AUGUSTA, Ga. -- Besides Jack Nicklaus and Arnold Palmer, perhaps no one has seen more shots into the 16th hole at Augusta than Franklin Langham.

The next time he's on the course will be different, though.

 Franklin Langham
Franklin Langham earned a spot in the field by finishing in the top 40 on the 2000 money list.
Langham will be standing on the tee box trying to figure out which club to pull, instead of standing on a ladder behind the green trying to figure out which number went next to which name.

The gangly teen-ager who posted scores on the 16th hole from 1985-87 while in high school gets to play in The Masters for the first time.

"It's a dream come true," said Langham, who was born in Augusta and grew up about 30 miles down the road in the tiny town of Thomson.

It will not be the first time he has played at Augusta National Golf Club.

Langham, who qualified for The Masters by finishing 26th on the PGA Tour money list last year with just over $1.6 million, has gone as a guest with family friends, and with University of Georgia alumni who were members at Augusta.

Once his Masters invitation arrived, he played three practice rounds in the past few months, "not only to play the course, but to get my feelings around there."

Augusta is just another golf course -- a spectacular one, at that -- every week of the year except for the second week in April.

Langham, 32, has never played when the greens were hauntingly fast, when the fairways were lined with ropes, when grandstands were placed around tees and greens.

And he has never played when scoreboards were posted on the Georgia pines behind each green to let the gallery know which group was next and how the players stood in relation to par.
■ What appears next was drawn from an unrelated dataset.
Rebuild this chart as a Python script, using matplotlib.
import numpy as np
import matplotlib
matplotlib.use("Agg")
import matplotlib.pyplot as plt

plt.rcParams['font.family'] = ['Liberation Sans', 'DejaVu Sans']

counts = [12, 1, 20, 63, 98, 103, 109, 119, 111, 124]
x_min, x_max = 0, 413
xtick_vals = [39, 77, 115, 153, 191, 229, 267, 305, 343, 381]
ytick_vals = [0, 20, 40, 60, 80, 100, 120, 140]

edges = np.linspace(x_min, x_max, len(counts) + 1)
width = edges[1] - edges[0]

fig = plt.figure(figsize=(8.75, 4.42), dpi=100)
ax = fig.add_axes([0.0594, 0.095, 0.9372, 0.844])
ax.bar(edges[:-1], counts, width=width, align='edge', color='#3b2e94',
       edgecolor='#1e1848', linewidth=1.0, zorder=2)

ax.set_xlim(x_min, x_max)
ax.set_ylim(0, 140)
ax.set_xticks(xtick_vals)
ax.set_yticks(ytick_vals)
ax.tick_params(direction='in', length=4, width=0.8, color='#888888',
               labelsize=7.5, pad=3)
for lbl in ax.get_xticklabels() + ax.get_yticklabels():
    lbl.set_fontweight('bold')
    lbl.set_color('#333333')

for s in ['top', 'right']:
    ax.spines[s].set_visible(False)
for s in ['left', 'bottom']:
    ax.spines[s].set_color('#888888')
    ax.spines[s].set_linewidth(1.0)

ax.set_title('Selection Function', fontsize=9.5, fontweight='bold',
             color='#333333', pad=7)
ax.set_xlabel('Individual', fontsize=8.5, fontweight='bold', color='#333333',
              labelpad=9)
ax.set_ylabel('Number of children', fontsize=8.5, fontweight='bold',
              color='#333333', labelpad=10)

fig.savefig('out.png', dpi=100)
Langham had the fortune of getting assigned to No. 16, the par-3 where championships are so often decided. From his position behind the green, Langham could watch players go for the par-5 15th in two, play the 16th and then tee off on No. 17.
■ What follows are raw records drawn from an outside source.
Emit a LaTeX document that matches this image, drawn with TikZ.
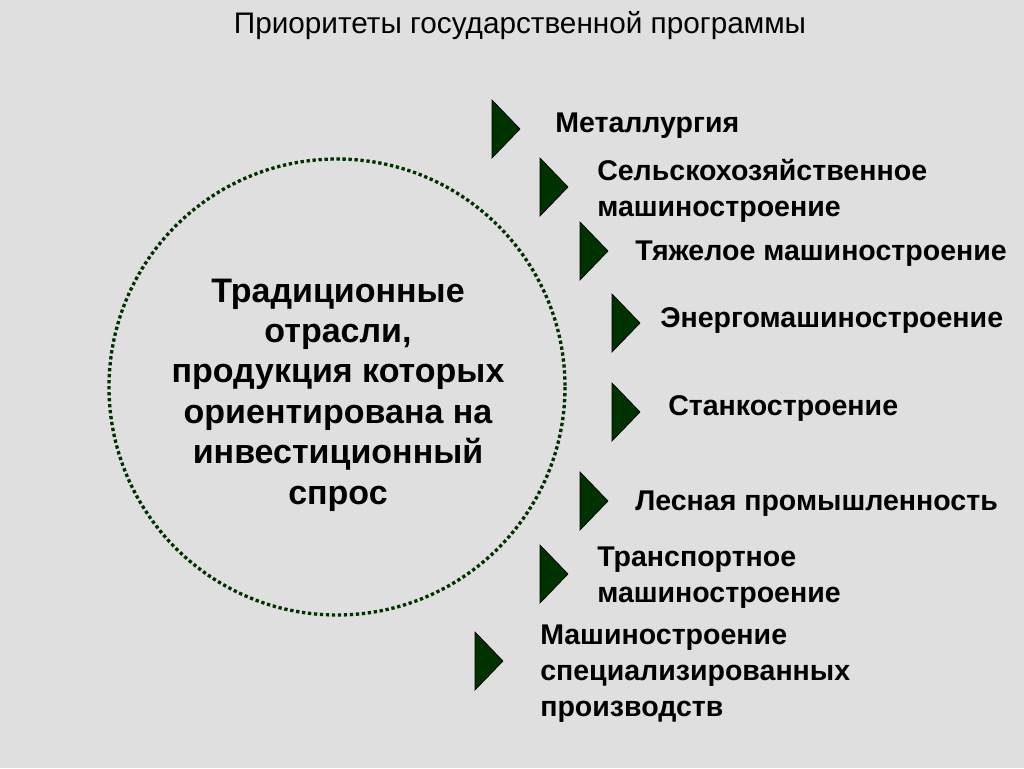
\documentclass[tikz,border=0pt]{standalone}
\usepackage{fontspec}
\setmainfont{Liberation Sans}
\begin{document}
\begin{tikzpicture}[x=0.75pt,y=-0.75pt,
  lbl/.style={anchor=west,align=left,font=\bfseries\fontsize{21.4}{27}\selectfont,inner sep=0pt}]
\definecolor{dg}{RGB}{0,50,0}
\fill[gray!25] (0,0) rectangle (1024,768);
\useasboundingbox (0,0) rectangle (1024,768);
\node (title) at (520,26) {\fontsize{22.3}{26}\selectfont Приоритеты государственной программы};
\draw[dg,line width=2.5pt,dotted] (337,387) circle (228);
\node[align=center,font=\bfseries\fontsize{25.5}{30.3}\selectfont] (c) at (338,395) {Традиционные\\отрасли,\\продукция которых\\ориентирована на\\инвестиционный\\спрос};
\foreach \x/\y [count=\i] in {492/100,540/158,580/222,612/294,612/383,580/472,540/545,475/632}{
  \fill[dg] (\x,\y) -- (\x+28,\y+29) -- (\x,\y+58) -- cycle;
  \draw[black,line width=0.5pt] (\x,\y) -- (\x+28,\y+29) -- (\x,\y+58) -- cycle;
  \coordinate (t\i) at (\x+28,\y+29);
}
\node[lbl] (l1) at (555,126) {Металлургия};
\node[lbl] (l2) at (597,191) {Сельскохозяйственное\\машиностроение};
\node[lbl] (l3) at (635,254) {Тяжелое машиностроение};
\node[lbl] (l4) at (660,320) {Энергомашиностроение};
\node[lbl] (l5) at (668,408) {Станкостроение};
\node[lbl] (l6) at (635,504) {Лесная промышленность};
\node[lbl] (l7) at (597,578) {Транспортное\\машиностроение};
\node[lbl] (l8) at (540,674) {Машиностроение\\специализированных\\производств};
\end{tikzpicture}
\end{document}
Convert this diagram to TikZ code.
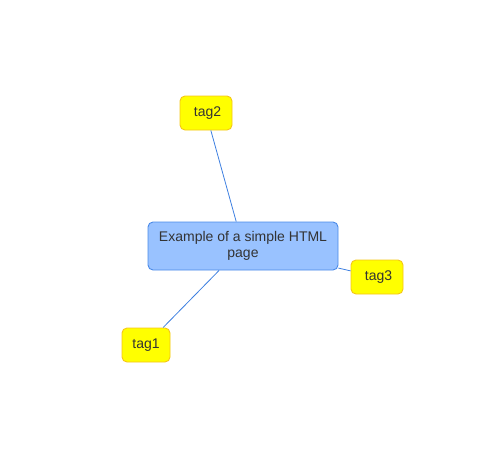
\documentclass[tikz,border=0pt]{standalone}
\usepackage{fontspec}
\setmainfont{Liberation Sans}
\definecolor{mainfill}{HTML}{99C2FF}
\definecolor{mainborder}{HTML}{4A8AE8}
\definecolor{tagfill}{HTML}{FFFF00}
\definecolor{tagborder}{HTML}{F5C518}
\definecolor{edgecol}{HTML}{3D7FE0}
\definecolor{txt}{HTML}{333333}
\tikzset{
  mainbox/.style={draw=mainborder, fill=mainfill, rounded corners=5pt, line width=0.9pt,
    minimum width=190pt, minimum height=48pt, inner sep=0pt, align=center,
    font=\fontsize{14pt}{16pt}\selectfont, text=txt},
  tagbox/.style={draw=tagborder, fill=tagfill, rounded corners=5pt, line width=0.9pt,
    minimum height=34pt, inner sep=0pt,
    font=\fontsize{14pt}{16pt}\selectfont, text=txt},
  link/.style={draw=edgecol, line width=0.8pt}
}
\begin{document}
\begin{tikzpicture}[x=1pt,y=-1pt]
\useasboundingbox (0,0) rectangle (497,459);
\node[mainbox] (m) at (243,246) {Example of a simple HTML\\page};
\node[tagbox, minimum width=52pt, text width=52pt, align=center] (t2) at (206,113) {\hspace*{3pt}tag2};
\node[tagbox, minimum width=48pt] (t1) at (146,345) {tag1};
\node[tagbox, minimum width=52pt, text width=52pt, align=center] (t3) at (377,277) {\hspace*{3pt}tag3};
\draw[link] (m) -- (t2);
\draw[link] (m) -- (t1);
\draw[link] (m) -- (t3);
\end{tikzpicture}
\end{document}
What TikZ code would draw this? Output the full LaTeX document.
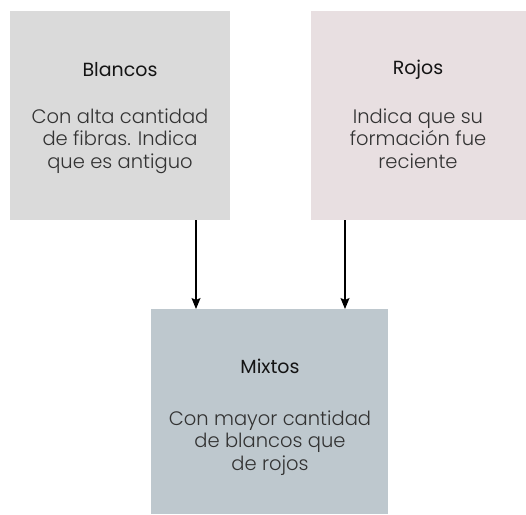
\documentclass[tikz,border=0pt]{standalone}
\usepackage{fontspec}
\setmainfont{Poppins}
\newfontfamily\lightf{Poppins Light}
\usetikzlibrary{arrows.meta}
\definecolor{cblanc}{HTML}{DADADA}
\definecolor{crojo}{HTML}{E8DFE1}
\definecolor{cmixto}{HTML}{BEC8CE}
\definecolor{ctitle}{HTML}{141414}
\definecolor{cbody}{HTML}{333333}
\begin{document}
\begin{tikzpicture}[x=1pt,y=-1pt,
  box/.style={rectangle,inner sep=0pt,anchor=north west},
  ttl/.style={anchor=base,inner sep=0pt,text=ctitle,font=\fontsize{19}{22}\selectfont},
  bdy/.style={anchor=base,inner sep=0pt,align=center,text=cbody,font=\lightf\fontsize{19.5}{22.5}\selectfont},
  arr/.style={-{Stealth[length=11pt,width=9pt,inset=2pt]},line width=1.2pt,black}]
\useasboundingbox (0,0) rectangle (526,514);
\node[box,fill=cblanc,minimum width=220pt,minimum height=209pt] (b1) at (10,11) {};
\node[box,fill=crojo,minimum width=215pt,minimum height=209pt] (b2) at (311,11) {};
\node[box,fill=cmixto,minimum width=237pt,minimum height=205pt] (b3) at (151,309) {};
\node[ttl] (t1) at (120,76) {Blancos};
\node[bdy] (d1) at (120,168) {Con alta cantidad\\de fibras. Indica\\que es antiguo};
\node[ttl] (t2) at (418,74) {Rojos};
\node[bdy] (d2) at (418,168) {Indica que su\\formación fue\\reciente};
\node[ttl] (t3) at (270,373) {Mixtos};
\node[bdy] (d3) at (270,470) {Con mayor cantidad\\de blancos que\\de rojos};
\coordinate (c1) at (196,0);
\coordinate (c2) at (345,0);
\draw[arr] (b1.south -| c1) -- (b3.north -| c1);
\draw[arr] (b2.south -| c2) -- (b3.north -| c2);
\end{tikzpicture}
\end{document}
"The best shot I ever saw was Seve putting it out of the bunker on 16," Langham said. "He almost made it. I went back and played it once and they've raised that lip on the bunker so you can't putt it out of there anymore."

The greatest day was in 1986.

Langham worked in the morning on that Sunday, so he was not at his post when Nicklaus fired his approach to 4 feet for birdie on his way to a sixth green jacket at age 46.

"I worked Saturday afternoon and Sunday morning, so I was able to follow him the whole day," Langham said. "I saw him putt out on 18. It was the most memorable year I've had there."

That's about to change.

Langham is not the first Augusta native to play in The Masters. Larry Mize played in his first Masters in 1984, and won three years later with a 140-foot chip for birdie on the second playoff hole to beat Greg Norman.

Mize also worked the scoreboard as a teen-ager until his family moved away, and he plans to play a practice round with Langham on Tuesday to tell him what to expect.

"It's a blast," Mize said. "I will never forget it. I think I was more nervous Tuesday on the first tee than Thursday. That's how excited I was. I was shaking teeing up the ball."

Langham's first invitation to Augusta -- as a player, not a sign boy -- comes at a good time in his career. He is coming off a year in which he qualified for his first Tour Championship and played in his first major, tying for seventh in the PGA.

Still, he anticipates getting goose bumps, especially when he stands on the 16th tee in the first round and sees his name on that scoreboard behind the green.

"I'll be pumped," he said. "That's going to be pretty neat."